Qui, par ailleurs, demande des comptes au chef du SPVM (Marc Parent) lorsque celui-ci induit la population (et les gouvernements municipal et provincial) en erreur? Lundi, M. Parent a tenu un point de presse pour dire que certaines personnes arrêtées préventivement au cours de la fin de semaine représentaient une menace pour le déroulement du Grand Prix. Le lendemain, ses propres subalternes le contredisaient: en fait, il s'agissait plutôt de quelques badauds inoffensifs.

Dans l'intervalle, le premier ministre Charest et le maire Tremblay avaient tout de même affirmé que le SPVM avait fait un travail exemplaire. Sur quelle base? Sur la base des rapports de la police, qui est juge et partie, bien sûr.

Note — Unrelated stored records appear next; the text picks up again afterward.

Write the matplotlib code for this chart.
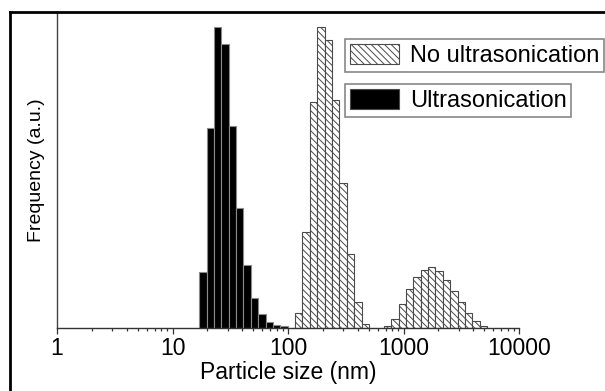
import numpy as np
import matplotlib
matplotlib.use("Agg")
import matplotlib.pyplot as plt
import matplotlib.ticker as ticker
from matplotlib.patches import Patch
from matplotlib.lines import Line2D

plt.rcParams['font.family'] = ['Liberation Sans', 'DejaVu Sans']
plt.rcParams['hatch.linewidth'] = 0.7

# bin edges (nm), log-spaced size classes
size_edges = [17.0, 19.7, 22.8, 26.4, 30.6, 35.5, 41.1, 47.6, 55.2, 64.0,
              74.1, 85.8, 99.5, 115.2, 133.5, 154.7, 179.2, 207.6, 240.6, 278.7,
              322.9, 374.2, 433.6, 502.3, 582.1, 674.4, 781.3, 905.3, 1048.8, 1215.3,
              1408.1, 1631.4, 1890.2, 2190.0, 2537.4, 2940.0, 3406.0, 3947.0, 4573.0, 5298.0]

# frequency (a.u.) per bin
ultra_freq = [56, 200, 301, 284, 202, 120, 63, 30, 14, 6, 3, 2,
              0, 0, 0, 0, 0, 0, 0, 0, 0, 0, 0, 0, 0, 0, 0,
              0, 0, 0, 0, 0, 0, 0, 0, 0, 0, 0, 0]
no_ultra_freq = [0, 0, 0, 0, 0, 0, 0, 0, 0, 0, 0, 0, 0,
                 15, 96, 226, 301, 288, 228, 145, 74, 26, 4.4,
                 0, 0,
                 1.7, 9.4, 24, 38.7, 51.4, 58.4, 60.7, 57, 47.7, 36.7, 26, 15, 7.4, 1.7]

labels = ['No ultrasonication', 'Ultrasonication']
tick_vals = [1, 10, 100, 1000, 10000]

edges = np.array(size_edges)
left = edges[:-1]
width = edges[1:] - edges[:-1]
u = np.array(ultra_freq, dtype=float)
n = np.array(no_ultra_freq, dtype=float)

fig = plt.figure(figsize=(6.05, 3.91), dpi=100)
ax = fig.add_axes([57 / 605, 1 - 328 / 391, (519 - 57) / 605, (328 - 12) / 391])

mu = u > 0
ax.bar(left[mu], u[mu], width=width[mu], align='edge', color='black',
       edgecolor='#8a8a8a', linewidth=0.8)
mn = n > 0
ax.bar(left[mn], n[mn], width=width[mn], align='edge', color='white',
       edgecolor='#4a4a4a', linewidth=0.8, hatch='\\\\\\\\\\')

ax.set_xscale('log')
ax.set_xlim(1, 10000)
ax.set_ylim(0, 316)

ax.set_xticks(tick_vals)
ax.xaxis.set_major_formatter(ticker.FuncFormatter(lambda v, p: f'{v:g}'))
ax.xaxis.set_minor_locator(ticker.LogLocator(base=10, subs=np.arange(2, 10), numticks=20))
ax.xaxis.set_minor_formatter(ticker.NullFormatter())
ax.tick_params(axis='x', which='major', direction='out', length=4.5, width=0.9,
               color='#333333', labelsize=16.5, pad=2)
ax.tick_params(axis='x', which='minor', direction='out', length=2.5, width=0.9,
               color='#333333')
ax.set_yticks([])

for s in ['top', 'right']:
    ax.spines[s].set_visible(False)
ax.spines['left'].set_color('#444444')
ax.spines['bottom'].set_color('#333333')
ax.spines['left'].set_linewidth(1.0)
ax.spines['bottom'].set_linewidth(1.0)

ax.set_xlabel('Particle size (nm)', fontsize=16.5, labelpad=1)
ax.set_ylabel('Frequency (a.u.)', fontsize=14)
ax.yaxis.set_label_coords(-0.026, 0.5)

# two separate legend boxes
h1 = Patch(facecolor='white', edgecolor='#4a4a4a', hatch='\\\\\\\\\\', linewidth=0.8)
h2 = Patch(facecolor='black', edgecolor='#4a4a4a', linewidth=0.8)
leg_kw = dict(loc='upper left', bbox_transform=fig.transFigure, borderaxespad=0,
              fontsize=17, fancybox=False, framealpha=1, edgecolor='#888888',
              handlelength=2.1, handleheight=0.95, handletextpad=0.45, borderpad=0.2)
leg1 = fig.legend([h1], [labels[0]], bbox_to_anchor=(345 / 605, 1 - 39 / 391), **leg_kw)
leg2 = fig.legend([h2], [labels[1]], bbox_to_anchor=(345 / 605, 1 - 84 / 391), **leg_kw)
for lg in (leg1, leg2):
    lg.get_frame().set_linewidth(1.2)

# outer frame (left and top visible in the crop)
fig.add_artist(Line2D([10 / 605, 10 / 605], [0, 1 - 12 / 391], transform=fig.transFigure,
                      color='black', linewidth=2))
fig.add_artist(Line2D([10 / 605, 1], [1 - 12 / 391, 1 - 12 / 391], transform=fig.transFigure,
                      color='black', linewidth=2))

fig.savefig('out.png', dpi=100)
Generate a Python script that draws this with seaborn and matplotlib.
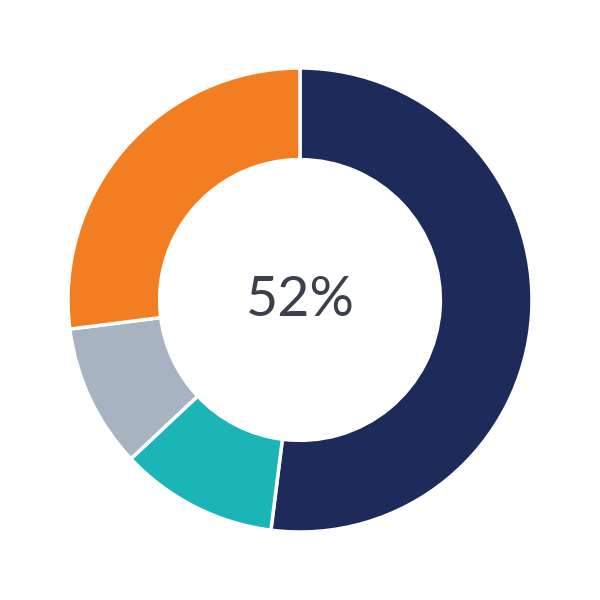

Plusieurs (j'en suis) réclament une enquête indépendante sur les pratiques policières durant ce conflit. Personne ne s'y opposerait au SPVM, croit Ian Lafrenière, qui pense que cela permettrait d'expliquer et de clarifier bien des choses.

À Québec, Québec solidaire l'a formellement demandé, tandis qu'au PQ, l'idée fait son chemin.

«On devra avoir une réflexion à la lumière de ce que nous avons vécu depuis des mois, dit le député Stéphane Bergeron. On entend toutes sortes de choses, notamment des policiers qui cachent leur matricule. Je crains un excès de confiance et un sentiment d'impunité de la police, à qui le gouvernement a donné des pouvoirs extraordinaires, qui mèneraient à des dérapages. Déjà, on a vu des violations flagrantes de droits fondamentaux.»

En ce moment, le climat est trop tendu pour analyser le travail de la police, mais à moins de considérer que les évènements des derniers mois ne sont que des faits divers sans importance, il faudra bien un jour se taper cet exercice. Pour vrai. Pas juste en demandant à la police d'enquêter sur la police.